Charles B Dew’s book Apostles of Disunion (published by University of Virginia Press) attempts to prove that Southern secession in 1860-61 was all about slavery. Indeed, the question of slavery (but especially its relationship to the much broader and more important issue of race and civilisation) and how to address it was the occasion for disunion, though as early as 1827 some Southern leaders were calling for secession over the issue of the Northern protective tariff (in fact, South Carolina and the US Federal Government nearly went to war over the tariff in 1833 before a last minute compromise preserved the peace). The Southern nationalist movement had been growing for decades prior to the 1860s and every political and social issue of that age which divided the South and the North had been fiercely contested. Dew, a self-hating Southerner (his introduction is all about how he became such; notice his choice of words in this short excerpt; even the endorsements of the book on its back cover are extremely anti-Southern), does provide much interesting information in his short work despite his admitted bias in writing the book. On pages 37-39, for example, he describes the Lower South’s (notice that he uses the pejorative Yankee term ‘Deep South’) advancement towards secession and confederation after the Northern radical Abraham Lincoln was elected US president:
On December 24 the Charleston Mercury enthusiastically endorsed the idea of putting a new Southern government in place as quickly as possible. “The Convention now sitting in South Carolina, and all the other Conventions which shall assemble to dissolve the existing Union, have the power… of speedily organizing a Confederacy,” the editor wrote. “Uncertainty and delay are dangerous,” he warned, and other seceding states would be looking to South Carolina for leadership. The editorial suggested a meeting in Montgomery, Alabama, in early February “to form a Constitution for a Southern Confederacy, and to put the same into operation.”

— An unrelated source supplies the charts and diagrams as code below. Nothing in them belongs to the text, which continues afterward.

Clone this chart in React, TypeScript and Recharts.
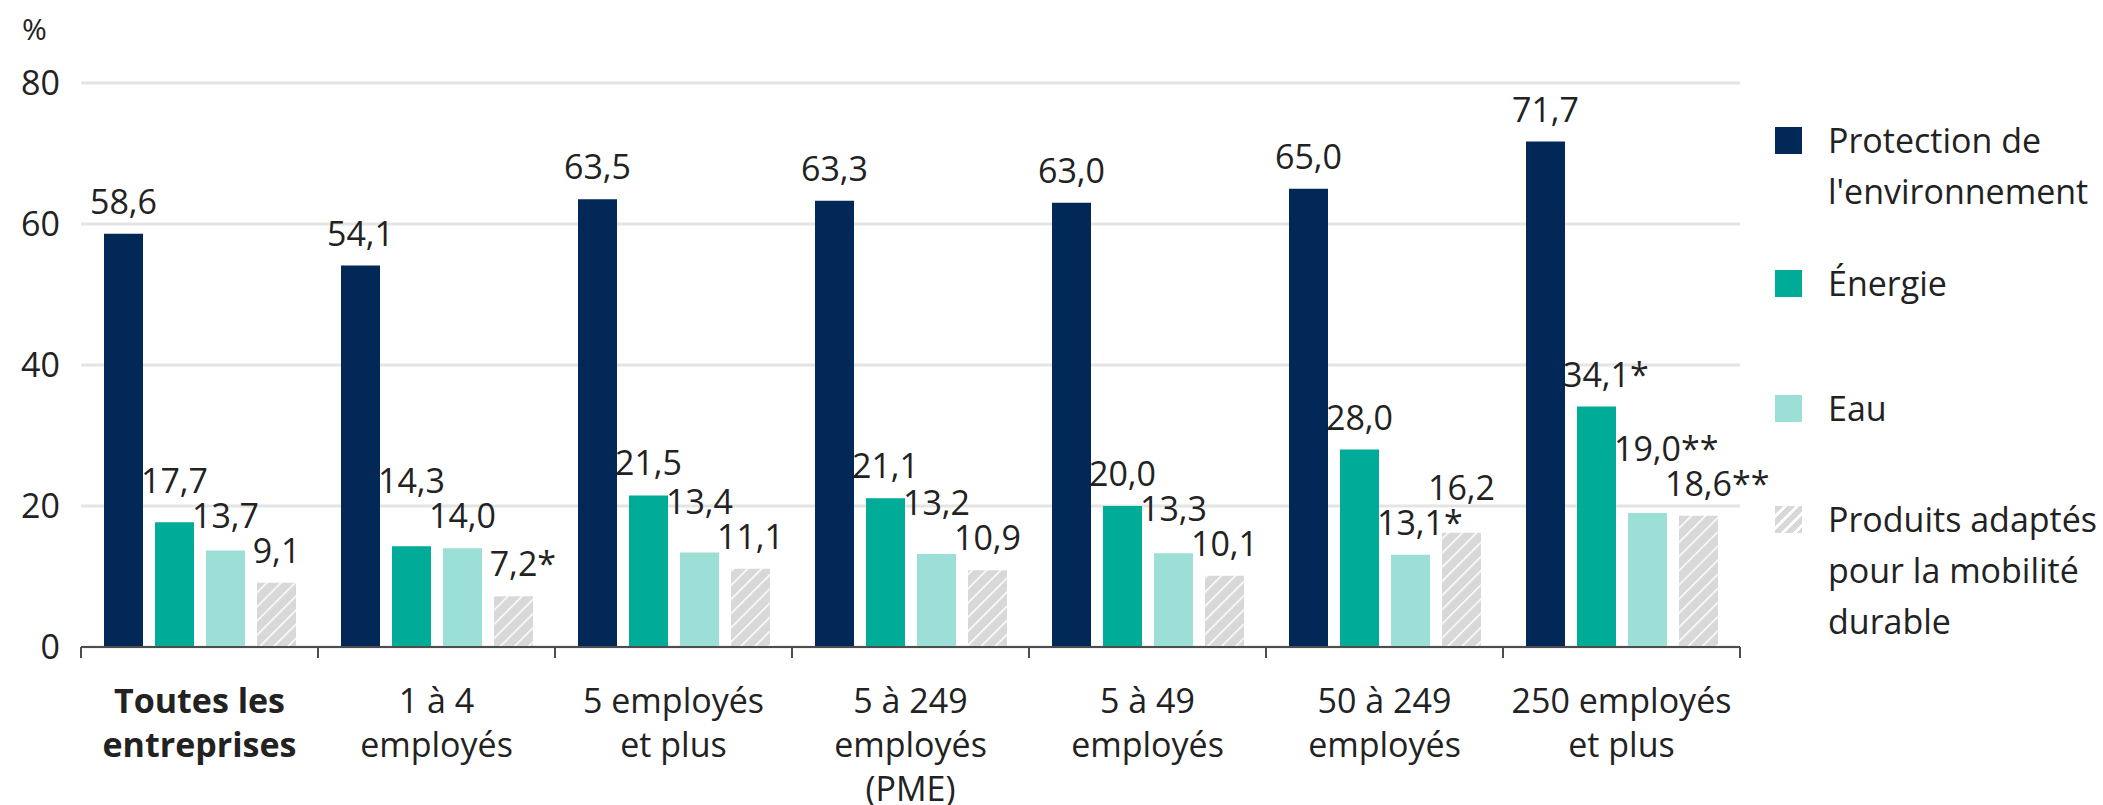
import React from 'react';
import { Bar, BarChart, CartesianGrid, LabelList, Legend, XAxis, YAxis } from 'recharts';

const categories = [
  'Toutes les entreprises',
  '1 à 4 employés',
  '5 employés et plus',
  '5 à 249 employés (PME)',
  '5 à 49 employés',
  '50 à 249 employés',
  '250 employés et plus',
];

const categoryLines = [
  ['Toutes les', 'entreprises'],
  ['1 à 4', 'employés'],
  ['5 employés', 'et plus'],
  ['5 à 249', 'employés', '(PME)'],
  ['5 à 49', 'employés'],
  ['50 à 249', 'employés'],
  ['250 employés', 'et plus'],
];

const protection = [58.6, 54.1, 63.5, 63.3, 63.0, 65.0, 71.7];
const energie = [17.7, 14.3, 21.5, 21.1, 20.0, 28.0, 34.1];
const eau = [13.7, 14.0, 13.4, 13.2, 13.3, 13.1, 19.0];
const mobilite = [9.1, 7.2, 11.1, 10.9, 10.1, 16.2, 18.6];

const protectionNotes = ['', '', '', '', '', '', ''];
const energieNotes = ['', '', '', '', '', '', '*'];
const eauNotes = ['', '', '', '', '', '*', '**'];
const mobiliteNotes = ['', '*', '', '', '', '', '**'];

const yTicks = [0, 20, 40, 60, 80];

const seriesList = [
  { key: 'protection', lines: ['Protection de', "l'environnement"], values: protection, notes: protectionNotes, fill: '#012856' },
  { key: 'energie', lines: ['Énergie'], values: energie, notes: energieNotes, fill: '#00ab97' },
  { key: 'eau', lines: ['Eau'], values: eau, notes: eauNotes, fill: '#9bdfd6' },
  { key: 'mobilite', lines: ['Produits adaptés', 'pour la mobilité', 'durable'], values: mobilite, notes: mobiliteNotes, fill: 'url(#hatch)' },
];

const data = categories.map((name, i) => ({
  name,
  protection: protection[i],
  energie: energie[i],
  eau: eau[i],
  mobilite: mobilite[i],
}));

const W = 2103;
const H = 805;
const MARGIN = { top: 83, right: 363, bottom: 58, left: 21 };
const Y_WIDTH = 60;
const BAND = (W - MARGIN.right - MARGIN.left - Y_WIDTH) / categories.length;
const FONT = "'Open Sans', sans-serif";
const TEXT = '#222';
const FS = 34;
const LABEL_OFFSET = 20;
const LABEL_LINE = 35;

const fmt = (v: number) => v.toFixed(1).replace('.', ',');
// rough Open Sans width of a number like "13,7"
const numWidth = (s: string) => (s.length - 1) * 0.572 * FS + 0.26 * FS;

// labels stack up when neighbours collide; higher value gets pushed up
function makeLabel(si: number) {
  return (props: any) => {
    const { x, y, width, height, index } = props;
    const vals = seriesList.map((s) => s.values[index]);
    const bottom = Number(y) + Number(height);
    const ppu = Number(height) / vals[si];
    const order = vals.map((v, i) => i).sort((a, b) => vals[a] - vals[b]);
    const base: number[] = [];
    order.forEach((s) => {
      let b = bottom - vals[s] * ppu - LABEL_OFFSET;
      [s - 1, s + 1].forEach((n) => {
        if (base[n] !== undefined) b = Math.min(b, base[n] - LABEL_LINE);
      });
      base[s] = b;
    });
    const cx = Number(x) + Number(width) / 2;
    const txt = fmt(vals[si]);
    const note = seriesList[si].notes[index];
    return (
      <g style={{ fontFamily: FONT, fontSize: FS }} fill={TEXT}>
        <text x={cx} y={base[si]} textAnchor='middle'>
          {txt}
        </text>
        {note && (
          <text x={cx + numWidth(txt) / 2} y={base[si]} textAnchor='start'>
            {note}
          </text>
        )}
      </g>
    );
  };
}

const CategoryTick = ({ x, y, payload }: any) => {
  const idx = categories.indexOf(payload.value);
  const lines = categoryLines[idx] || [payload.value];
  const last = idx === categories.length - 1;
  return (
    <g>
      <line x1={x - BAND / 2} x2={x - BAND / 2} y1={y} y2={y + 11} stroke='#4d4d4d' strokeWidth={2} />
      {last && <line x1={x + BAND / 2} x2={x + BAND / 2} y1={y} y2={y + 11} stroke='#4d4d4d' strokeWidth={2} />}
      <text
        x={x}
        y={y}
        textAnchor='middle'
        fill={TEXT}
        style={{ fontFamily: FONT, fontSize: FS, fontWeight: idx === 0 ? 700 : 400 }}
      >
        {lines.map((l, i) => (
          <tspan key={i} x={x} dy={i === 0 ? 66 : 44}>
            {l}
          </tspan>
        ))}
      </text>
    </g>
  );
};

const legendTops = [0, 143, 268, 379];

const LegendContent = () => (
  <div style={{ position: 'relative', fontFamily: FONT, fontSize: FS, color: TEXT, lineHeight: '51px' }}>
    {seriesList.map((s, i) => (
      <div key={s.key} style={{ position: 'absolute', left: 0, top: legendTops[i], display: 'flex', alignItems: 'flex-start' }}>
        <div
          style={{
            width: 27,
            height: 27,
            marginTop: 12,
            marginRight: 26,
            flex: 'none',
            background:
              s.key === 'mobilite'
                ? 'repeating-linear-gradient(135deg, #d8d8d8 0px, #d8d8d8 6px, #ffffff 6px, #ffffff 8.5px)'
                : s.fill,
          }}
        />
        <div style={{ whiteSpace: 'nowrap' }}>
          {s.lines.map((l, j) => (
            <div key={j}>{l}</div>
          ))}
        </div>
      </div>
    ))}
  </div>
);

export default function App() {
  return (
    <div style={{ position: 'absolute', left: 0, top: 0, width: W, height: H, background: '#fff', fontFamily: FONT }}>
      <svg width={0} height={0} style={{ position: 'absolute' }}>
        <defs>
          <pattern id='hatch' patternUnits='userSpaceOnUse' width={10} height={10} patternTransform='rotate(45)'>
            <rect width={10} height={10} fill='#d8d8d8' />
            <line x1={0} y1={0} x2={0} y2={10} stroke='#ffffff' strokeWidth={3} />
          </pattern>
        </defs>
      </svg>
      <div style={{ position: 'absolute', left: 22, top: 12, fontSize: 30, lineHeight: '34px', color: TEXT }}>%</div>
      <BarChart width={W} height={H} data={data} margin={MARGIN} barSize={39} barGap={12}>
        <CartesianGrid vertical={false} stroke='#e4e4e4' strokeWidth={3} />
        <YAxis
          domain={[0, 80]}
          ticks={yTicks}
          width={Y_WIDTH}
          axisLine={false}
          tickLine={false}
          tickSize={0}
          tickMargin={21}
          tick={{ fill: TEXT, fontSize: FS, fontFamily: FONT }}
        />
        {seriesList.map((s, i) => (
          <Bar key={s.key} dataKey={s.key} fill={s.fill} isAnimationActive={false}>
            <LabelList dataKey={s.key} content={makeLabel(i)} />
          </Bar>
        ))}
        <XAxis
          dataKey='name'
          interval={0}
          height={100}
          tickLine={false}
          tickSize={0}
          tickMargin={0}
          axisLine={{ stroke: '#4d4d4d', strokeWidth: 2 }}
          tick={<CategoryTick />}
        />
        <Legend
          layout='vertical'
          align='center'
          verticalAlign='middle'
          content={<LegendContent />}
          wrapperStyle={{ position: 'absolute', left: 1775, top: 115, width: 328, height: 560 }}
        />
      </BarChart>
    </div>
  );
}
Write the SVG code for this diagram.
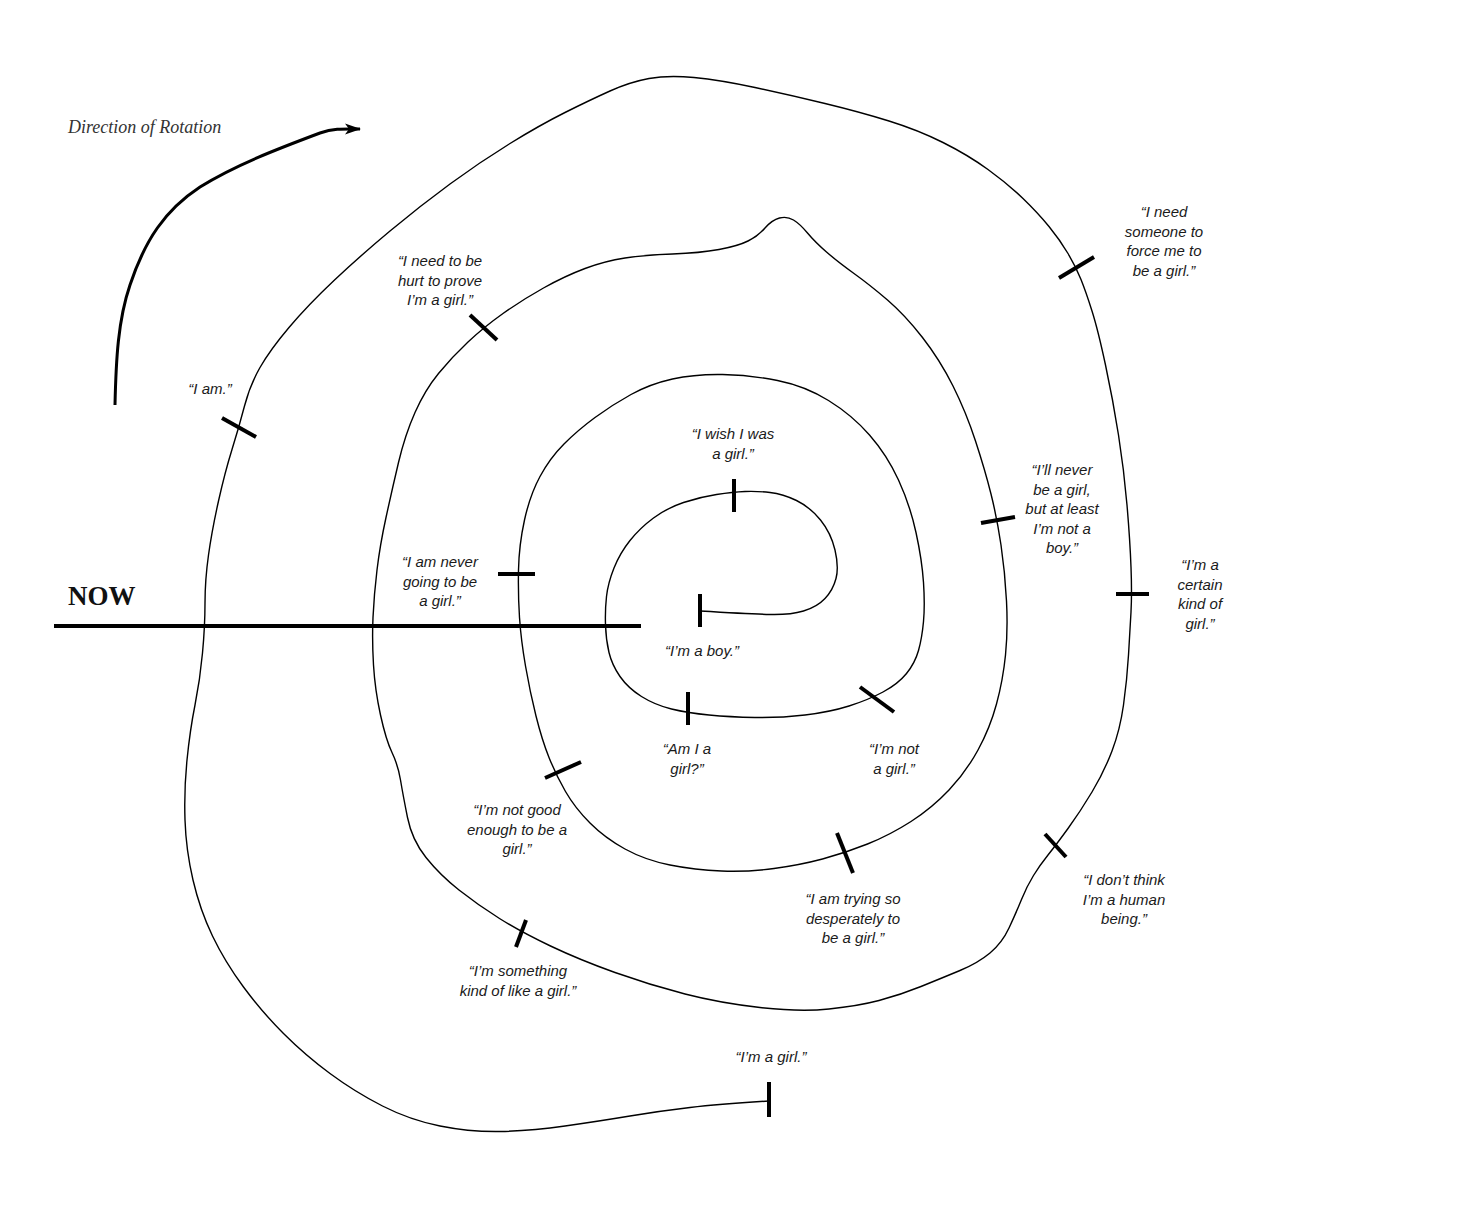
<svg xmlns="http://www.w3.org/2000/svg" width="1474" height="1222" viewBox="0 0 1474 1222">
<defs>
<style>
.lbl{font-family:"Liberation Sans",Arial,sans-serif;font-style:italic;font-size:15px;fill:#1a1a1a;text-anchor:middle}
.tick{stroke:#000;stroke-width:4;fill:none}
.spiral{stroke:#000;stroke-width:1.4;fill:none;stroke-linejoin:round;stroke-linecap:round}
</style>
<marker id="ah" viewBox="0 0 16 12" refX="15" refY="6" markerWidth="16" markerHeight="12" markerUnits="userSpaceOnUse" orient="auto">
<path d="M0,0.5 L16,6 L0,11.5 L4,6 Z" fill="#000"/>
</marker>
</defs>
<rect width="1474" height="1222" fill="#fff"/>

<g id="title">
<text x="68" y="133" font-family="'Liberation Serif','Times New Roman',serif" font-style="italic" font-size="18" fill="#333">Direction of Rotation</text>
</g>
<g id="now-label">
<text x="68" y="605" font-family="'Liberation Serif','Times New Roman',serif" font-weight="bold" font-size="27" fill="#111">NOW</text>
</g>

<g id="connectors">
<path class="spiral" d="M700,611 Q750,614 770,614.5 Q790,615 803.5,611 Q817,607 825,598.5 Q833,590 836,578.5 Q839,567 835,550 Q831,533 820.5,520 Q810,507 796.5,500.5 Q783,494 770,492.5 Q757,491 745,491.5 Q733,492 716.5,494.5 Q700,497 683.5,502.5 Q667,508 653.5,518 Q640,528 630,540.5 Q620,553 614,568 Q608,583 606.5,596.5 Q605,610 605.5,625 Q606,640 609,652.5 Q612,665 620,676.5 Q628,688 641.5,696.5 Q655,705 671.5,709 Q688,713 709,715 Q730,717 755,717.5 Q780,718 805,715 Q830,712 849,706 Q868,700 883,692 Q898,684 906.5,673.5 Q915,663 918.5,650.5 Q922,638 923.5,621.5 Q925,605 923.5,582.5 Q922,560 916,532.5 Q910,505 898.5,480 Q887,455 869.5,435 Q852,415 828.5,400.5 Q805,386 777.5,380.5 Q750,375 722.5,374.5 Q695,374 672.5,379 Q650,384 631,394.5 Q612,405 595,417.5 Q578,430 564,444 Q550,458 540,476.5 Q530,495 524.5,520 Q519,545 518.5,570 Q518,595 519.5,617.5 Q521,640 525.5,666 Q530,692 536,716 Q542,740 549,757.5 Q556,775 565.5,791.5 Q575,808 590,823 Q605,838 625,849 Q645,860 670,865 Q695,870 721.5,871 Q748,872 774,868.5 Q800,865 822.5,859 Q845,853 867.5,844 Q890,835 911,821.5 Q932,808 949,790 Q966,772 978,750 Q990,728 996.5,704 Q1003,680 1005.5,655 Q1008,630 1006.5,601 Q1005,572 1001,545 Q997,518 991,494 Q985,470 975.5,441 Q966,412 953,386 Q940,360 922.5,337.5 Q905,315 887.5,300 Q870,285 854,273.5 Q838,262 826.5,252 Q815,242 807.5,233 Q800,224 793.5,220 Q787,216 779.5,218 Q772,220 765,228 Q758,236 748,241 Q738,246 719,249.5 Q700,253 672.5,254 Q645,255 625,258 Q605,261 585,268.5 Q565,276 543.5,288 Q522,300 503,313.5 Q484,327 468,342 Q452,357 438.5,373.5 Q425,390 415,412.5 Q405,435 398.5,462.5 Q392,490 386,517.5 Q380,545 377,570 Q374,595 373,617.5 Q372,640 373.5,665 Q375,690 380.5,715 Q386,740 392,752.5 Q398,765 400.5,780 Q403,795 407.5,817.5 Q412,840 426,857.5 Q440,875 459,890 Q478,905 499.5,918.5 Q521,932 550.5,946 Q580,960 615,972.5 Q650,985 685,994 Q720,1003 760,1007.5 Q800,1012 829,1009 Q858,1006 879,1000.5 Q900,995 921,986.5 Q942,978 960,970.5 Q978,963 990,953 Q1002,943 1009,928 Q1016,913 1021.5,899.5 Q1027,886 1033.5,875.5 Q1040,865 1048,855 Q1056,845 1068,828.5 Q1080,812 1092,792 Q1104,772 1112,751 Q1120,730 1123.5,705 Q1127,680 1128.5,655 Q1130,630 1131,612 Q1132,594 1131,567 Q1130,540 1127,505 Q1124,470 1118.5,435 Q1113,400 1105.5,365 Q1098,330 1092,311 Q1086,292 1081,279.5 Q1076,267 1068,253.5 Q1060,240 1049,226.5 Q1038,213 1023,198.5 Q1008,184 988,169.5 Q968,155 943,142.5 Q918,130 889,121 Q860,112 825,103.5 Q790,95 755,87.5 Q720,80 694,77.5 Q668,75 649,78.5 Q630,82 610,91 Q590,100 565,112.5 Q540,125 510,143.5 Q480,162 450,184 Q420,206 390,231 Q360,256 334,280.5 Q308,305 289,327.5 Q270,350 260,367.5 Q250,385 244.5,406 Q239,427 232,449.5 Q225,472 218.5,501 Q212,530 208.5,555 Q205,580 205,603 Q205,626 202.5,653 Q200,680 195,705 Q190,730 187,760 Q184,790 185,820 Q186,850 193,880 Q200,910 212.5,936 Q225,962 243.5,987 Q262,1012 283.5,1033.5 Q305,1055 330,1073.5 Q355,1092 382.5,1106 Q410,1120 440,1126 Q470,1132 500,1131.5 Q530,1131 565,1126 Q600,1121 630,1116 Q660,1111 690,1107.5 Q720,1104 769,1101"/>
<line x1="54" y1="626" x2="641" y2="626" stroke="#000" stroke-width="4"/>
<path d="M115,405 C116,360 118,320 130,285 C145,240 165,210 200,187 C235,165 280,148 320,133 C335,128 345,129 360,129" fill="none" stroke="#000" stroke-width="3" marker-end="url(#ah)"/>
</g>

<g id="n-boy"><line class="tick" x1="700" y1="594" x2="700" y2="627"/><text class="lbl" x="702" y="656">“I’m a boy.”</text></g>
<g id="n-wish"><line class="tick" x1="734" y1="479" x2="734" y2="512"/><text class="lbl" x="733" y="439">“I wish I was<tspan x="733" dy="19.5">a girl.”</tspan></text></g>
<g id="n-ami"><line class="tick" x1="688" y1="692" x2="688" y2="725"/><text class="lbl" x="687" y="754">“Am I a<tspan x="687" dy="19.5">girl?”</tspan></text></g>
<g id="n-notgirl"><line class="tick" x1="860" y1="687" x2="894" y2="712"/><text class="lbl" x="894" y="754">“I’m not<tspan x="894" dy="19.5">a girl.”</tspan></text></g>
<g id="n-never"><line class="tick" x1="498" y1="574" x2="535" y2="574"/><text class="lbl" x="440" y="567">“I am never<tspan x="440" dy="19.5">going to be</tspan><tspan x="440" dy="19.5">a girl.”</tspan></text></g>
<g id="n-notgood"><line class="tick" x1="545" y1="778" x2="581" y2="762"/><text class="lbl" x="517" y="815">“I’m not good<tspan x="517" dy="19.5">enough to be a</tspan><tspan x="517" dy="19.5">girl.”</tspan></text></g>
<g id="n-trying"><line class="tick" x1="837" y1="833" x2="853" y2="873"/><text class="lbl" x="853" y="904">“I am trying so<tspan x="853" dy="19.5">desperately to</tspan><tspan x="853" dy="19.5">be a girl.”</tspan></text></g>
<g id="n-atleast"><line class="tick" x1="981" y1="523" x2="1015" y2="517"/><text class="lbl" x="1062" y="475">“I’ll never<tspan x="1062" dy="19.5">be a girl,</tspan><tspan x="1062" dy="19.5">but at least</tspan><tspan x="1062" dy="19.5">I’m not a</tspan><tspan x="1062" dy="19.5">boy.”</tspan></text></g>
<g id="n-hurt"><line class="tick" x1="470" y1="315" x2="497" y2="340"/><text class="lbl" x="440" y="266">“I need to be<tspan x="440" dy="19.5">hurt to prove</tspan><tspan x="440" dy="19.5">I’m a girl.”</tspan></text></g>
<g id="n-something"><line class="tick" x1="526" y1="920" x2="516" y2="947"/><text class="lbl" x="518" y="976">“I’m something<tspan x="518" dy="19.5">kind of like a girl.”</tspan></text></g>
<g id="n-human"><line class="tick" x1="1045" y1="834" x2="1066" y2="857"/><text class="lbl" x="1124" y="885">“I don’t think<tspan x="1124" dy="19.5">I’m a human</tspan><tspan x="1124" dy="19.5">being.”</tspan></text></g>
<g id="n-certain"><line class="tick" x1="1116" y1="594" x2="1149" y2="594"/><text class="lbl" x="1200" y="570">“I’m a<tspan x="1200" dy="19.5">certain</tspan><tspan x="1200" dy="19.5">kind of</tspan><tspan x="1200" dy="19.5">girl.”</tspan></text></g>
<g id="n-force"><line class="tick" x1="1059" y1="278" x2="1094" y2="257"/><text class="lbl" x="1164" y="217">“I need<tspan x="1164" dy="19.5">someone to</tspan><tspan x="1164" dy="19.5">force me to</tspan><tspan x="1164" dy="19.5">be a girl.”</tspan></text></g>
<g id="n-iam"><line class="tick" x1="222" y1="418" x2="256" y2="437"/><text class="lbl" x="210" y="394">“I am.”</text></g>
<g id="n-girl"><line class="tick" x1="769" y1="1082" x2="769" y2="1117"/><text class="lbl" x="771" y="1062">“I’m a girl.”</text></g>
</svg>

The Mercury was the organ of Robert Barnwell Rhett, one of South Carolina’s most outspoken secessionists. Rhett was also a convention delegate and the chairman of the Committee on Relations with the Slaveholding States. Attorney General Hayne’s ideas came back to the floor of the convention on December 26. Rhett’s committee proposed the immediate selection of commissioners and their dispatch to other Southern states that had announced they would call conventions. South Carolina’s agents, like their counterparts from Alabama and Mississippi, were to do everything in their power to advance the cause of secession, but they were given an additional charge as well. They were to propose a meeting in Montgomery on February 13, 1861, to draft a constitution for a Confederate States of America.
…The day after their appointment by the convention, the South Carolina commissioners met in Charleston to plan strategy. They agreed to suggest Montgomery as the site for a constitutional convention. Convenient rail and river access and good hotel accommodations recommended the Alabama capital, and the fact that Montgomery was the home of William L Yancey made it doubly attractive to the South Carolinians. They also decided to propose the earliest possible date for this meeting – the first Monday in February. South Carolina’s commissioners were now ready to sow the seeds of revolution across the Deep South.